If you want to know more about Steampunk, then The Steampunk Bible (Jeff Vandermeer) is one of the books I'd recommend.

Here’s why I recommend it:
It gives detailed background information on the literature: the Steampunk movement began with books.
It explores the other areas that have morphed from the Steampunk books: fashion, cosplay (grownups playing dress up), the craftsmen who make Steampunk gadgets, the conferences, gatherings, exhibits, as well as the music, art, photography, and films.
It includes aspects of the global nature of the movement and how the movement manifests in other countries and cultures.

Who will enjoy The Steampunk Bible? This book is for the neophyte, who wants to learn more, and for the seasoned Steampunk veteran as well as those between these extremes. I'd bet that someone who knows a lot about Steampunk would learn something from this book. Before reading it, I didn’t realize the extensive influence and many facets of Steampunk.

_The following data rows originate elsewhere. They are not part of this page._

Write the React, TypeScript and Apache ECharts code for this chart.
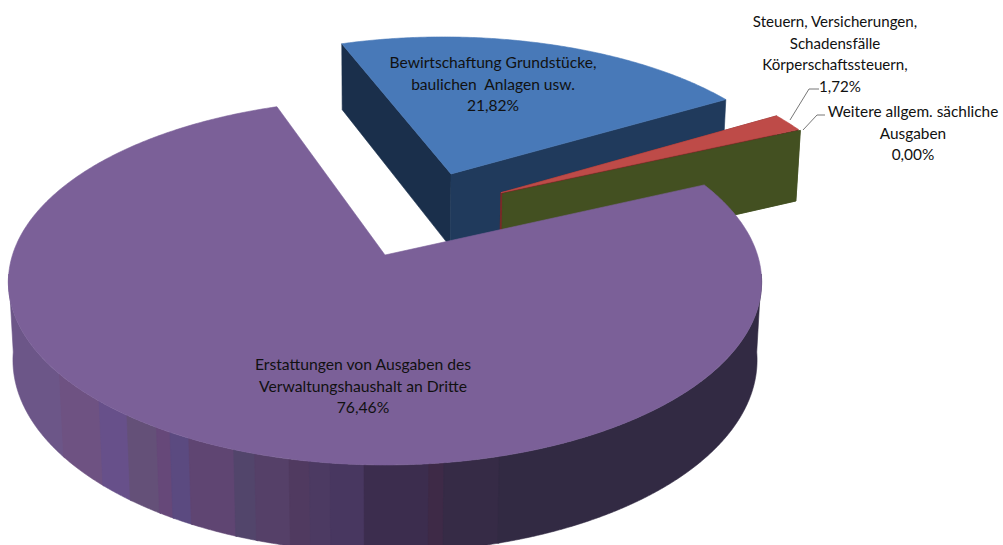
import React, { useEffect, useRef } from "react";
import * as echarts from "echarts";

const sliceNames = ["Bewirtschaftung Grundstücke", "Steuern, Versicherungen", "Weitere allgem. sächliche Ausgaben", "Erstattungen von Ausgaben"];
const sliceShares = [21.82, 1.72, 0.0, 76.46];
const sliceLabelLines = [
  ["Bewirtschaftung Grundstücke,", "baulichen  Anlagen usw."],
  ["Steuern, Versicherungen,", "Schadensfälle", "Körperschaftssteuern,"],
  ["Weitere allgem. sächliche", "Ausgaben"],
  ["Erstattungen von Ausgaben des", "Verwaltungshaushalt an Dritte"],
];

// Styling and layout
const topColors = ["#4879B8", "#BE4B48", "#3F4F20", "#7B6098"];
const cutColors = [["#1A2F4B", "#203A5C"], ["#7A2A28", "#7A2A28"], ["#435021", "#435021"], [null, null]];
const explode = [[0.19, -0.485], [0.328, -0.367], [0.333, -0.36], [0, 0]];
const labelPos = [[493, 62], [835, 21], [913, 111], [363, 364]];
const labelLastDx = [0, 5, 0, 0];
const labelFont = [15.6, 15.1, 15.4, 15.7];
const leaders = [
  [[790, 120], [809, 89], [819, 89]],
  [[803, 130], [817, 115], [825, 115]],
];
const wallBands: [number, string][] = [
  [60, "#6C5688"], [100, "#6E5282"], [128, "#67508A"], [157, "#645078"], [170, "#664879"],
  [190, "#5B4A80"], [235, "#5F4572"], [255, "#52456B"], [290, "#554068"], [310, "#503A60"],
  [330, "#4C3A62"], [365, "#483760"], [430, "#3C2D4E"], [445, "#3E2A47"], [500, "#362B46"], [2000, "#322A43"],
];
const START = 340.7;
const CX = 385, CY = 255, R = 372.5, S = 179, H = 78, P = 0.1475, Q = 0.012;

const proj = (u: number, v: number, z: number): number[] => {
  const w = 1 - P * v + Q * z;
  return [CX + (R * u) / w, CY + (S * v + H * z) / w];
};
const rim = (deg: number, off: number[], z: number) => {
  const t = (deg * Math.PI) / 180;
  return proj(Math.sin(t) + off[0], -Math.cos(t) + off[1], z);
};
const fmt = (v: number) => v.toFixed(2).replace(".", ",") + "%";

const renderItem = (params: any, api: any) => {
  const i = params.dataIndex;
  const share = api.value(0);
  let a0 = START;
  for (let k = 0; k < i; k++) a0 += sliceShares[k] * 3.6;
  const a1 = a0 + share * 3.6;
  const off = explode[i];
  const apex = proj(off[0], off[1], 0);
  const apexB = proj(off[0], off[1], 1);
  const children: any[] = [];
  const poly = (points: number[][], fill: string, stroke = fill) =>
    children.push({ type: "polygon", shape: { points }, style: { fill, stroke, lineWidth: 0.6 } });

  if (cutColors[i][0]) {
    poly([apex, rim(a0, off, 0), rim(a0, off, 1), apexB], cutColors[i][0] as string);
    poly([apex, rim(a1, off, 0), rim(a1, off, 1), apexB], cutColors[i][1] as string);
  }
  if (i === 3) {
    // visible outer wall, in vertical bands, between the two silhouette angles
    let prev = -1e9;
    const step = 0.25;
    wallBands.forEach(([xEnd, color]) => {
      const top: number[][] = [];
      const bot: number[][] = [];
      let last = -1;
      for (let d = 96; d < 264; d += step) {
        const xa = rim(d, off, 0)[0];
        const xb = rim(d + step, off, 0)[0];
        if (Math.max(xa, xb) >= prev && Math.min(xa, xb) <= xEnd) {
          if (last !== d) {
            top.push(rim(d, off, 0));
            bot.push(rim(d, off, 1));
          }
          top.push(rim(d + step, off, 0));
          bot.push(rim(d + step, off, 1));
          last = d + step;
        }
      }
      prev = xEnd;
      if (top.length > 1) poly([...top, ...bot.slice().reverse()], color);
    });
  }
  const face: number[][] = [apex];
  const steps = Math.max(1, Math.ceil((a1 - a0) * 2));
  if (a1 > a0) {
    for (let n = 0; n <= steps; n++) face.push(rim(a0 + ((a1 - a0) * n) / steps, off, 0));
    poly(face, topColors[i]);
  }
  const [lx, ly] = labelPos[i];
  const lines = sliceLabelLines[i];
  const font = `${labelFont[i]}px Lato`;
  lines.forEach((text, n) =>
    children.push({
      type: "text",
      style: { text, x: lx, y: ly + n * 21.5, align: "center", verticalAlign: "middle", fill: "#111", font },
      z2: 10,
    }),
  );
  children.push({
    type: "text",
    style: { text: fmt(share), x: lx + labelLastDx[i], y: ly + lines.length * 21.5, align: "center", verticalAlign: "middle", fill: "#111", font },
    z2: 10,
  });
  if (i < 2) {
    children.push({ type: "polyline", shape: { points: leaders[i] }, style: { fill: "none", stroke: "#777", lineWidth: 1 } });
  }
  return { type: "group", children };
};

export default function App() {
  const ref = useRef<HTMLDivElement>(null);
  useEffect(() => {
    document.body.style.margin = "0";
    const chart = echarts.init(ref.current!, null, { renderer: "svg" });
    chart.setOption({
      animation: false,
      backgroundColor: "#fff",
      series: [
        {
          type: "custom",
          coordinateSystem: "none",
          silent: true,
          clip: false,
          renderItem,
          data: sliceShares.map((value, k) => ({ name: sliceNames[k], value: [value] })),
        },
      ],
    });
    return () => chart.dispose();
  }, []);
  return <div ref={ref} style={{ width: 1003, height: 545, overflow: "hidden" }} />;
}
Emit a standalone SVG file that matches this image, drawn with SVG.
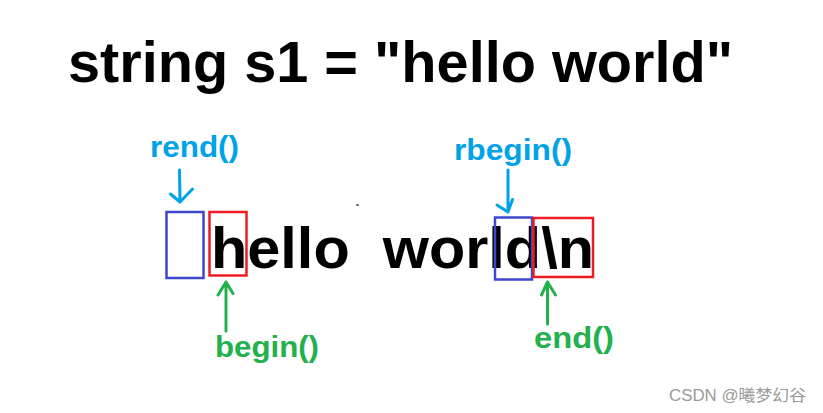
<svg xmlns="http://www.w3.org/2000/svg" width="823" height="413" viewBox="0 0 823 413">
<style>
.t{font-family:"Liberation Sans",Arial,sans-serif;font-weight:bold;fill:#000}
.lbl{font-family:"Liberation Sans",Arial,sans-serif;font-weight:bold;font-size:29px}
.blue{fill:#00a2e8}
.green{fill:#22b14c}
.box{fill:none;stroke-width:2.5}
.arr{fill:none;stroke-width:3;stroke-linecap:round;stroke-linejoin:round}
</style>
<rect width="823" height="413" fill="#fff"/>
<g id="title"><text class="t" x="68" y="82" font-size="58" textLength="665" lengthAdjust="spacingAndGlyphs">string s1 = "hello world"</text></g>
<g id="chars"><text class="t" x="211" y="268" font-size="58" textLength="383" lengthAdjust="spacingAndGlyphs" xml:space="preserve">hello  world\n</text></g>
<g id="rend-box"><rect class="box" x="166.5" y="212" width="37" height="66" stroke="#3f48cc"/></g>
<g id="begin-box"><rect class="box" x="209.5" y="212" width="37" height="63.5" stroke="#ed1c24"/></g>
<g id="rbegin-box"><rect class="box" x="495" y="217.5" width="37" height="62" stroke="#3f48cc"/></g>
<g id="end-box"><rect class="box" x="533.5" y="218" width="59.5" height="59" stroke="#ed1c24"/></g>
<g id="rend-label"><text class="lbl blue" x="150" y="157" textLength="89" lengthAdjust="spacingAndGlyphs">rend()</text></g>
<g id="rbegin-label"><text class="lbl blue" x="454" y="160" textLength="118" lengthAdjust="spacingAndGlyphs">rbegin()</text></g>
<g id="begin-label"><text class="lbl green" x="215" y="357" textLength="104" lengthAdjust="spacingAndGlyphs">begin()</text></g>
<g id="end-label"><text class="lbl green" x="534" y="348" textLength="80" lengthAdjust="spacingAndGlyphs">end()</text></g>
<g id="connectors">
<path class="arr" stroke="#00a2e8" d="M179.5 170 L180 202 M170.5 194 L180 202 L192.5 189"/>
<path class="arr" stroke="#00a2e8" d="M508 170 L508 211 M497 205 L508 212 L512.5 199.5"/>
<path class="arr" stroke="#22b14c" d="M226 331 L226 282 M218 295 L226 282 L233 293.5"/>
<path class="arr" stroke="#22b14c" d="M547.5 324 L547.5 282 M541.5 295 L547.5 282 L555.5 295"/>
</g>
<rect x="356.5" y="204" width="2" height="2" fill="#444"/>
<g id="watermark"><text x="669" y="401" font-family="'Liberation Sans','Noto Sans CJK SC',sans-serif" font-size="16" fill="#9a9a9a" textLength="137" lengthAdjust="spacingAndGlyphs">CSDN @曦梦幻谷</text></g>
</svg>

One of the nice features is the seven chapters focus on a different aspect of Steampunk. So, you can return to a specific section and find what you want.

Photographs and Illustrations: The other big plus is the liberal use of photographs and illustrations. Do you like ray guns? Wondering about period costumes or Steampunk creations and the artisans who make them? There are pictures and illustrations to satisfy your curiosity.

To be honest, I’ve sipped coffee and spent a few hours admiring the pictures. No one will complain that there aren't enough pictures.

It's a Keeper: The excellent background information coupled with plenty of illustrations makes this book a keeper. It’ll stay on my bookshelf as a reference and as a fun book to take up again and again. Who wouldn't want to look at a Steampunk guitar, a steam powered elephant, or lust over a Steampunk laptop?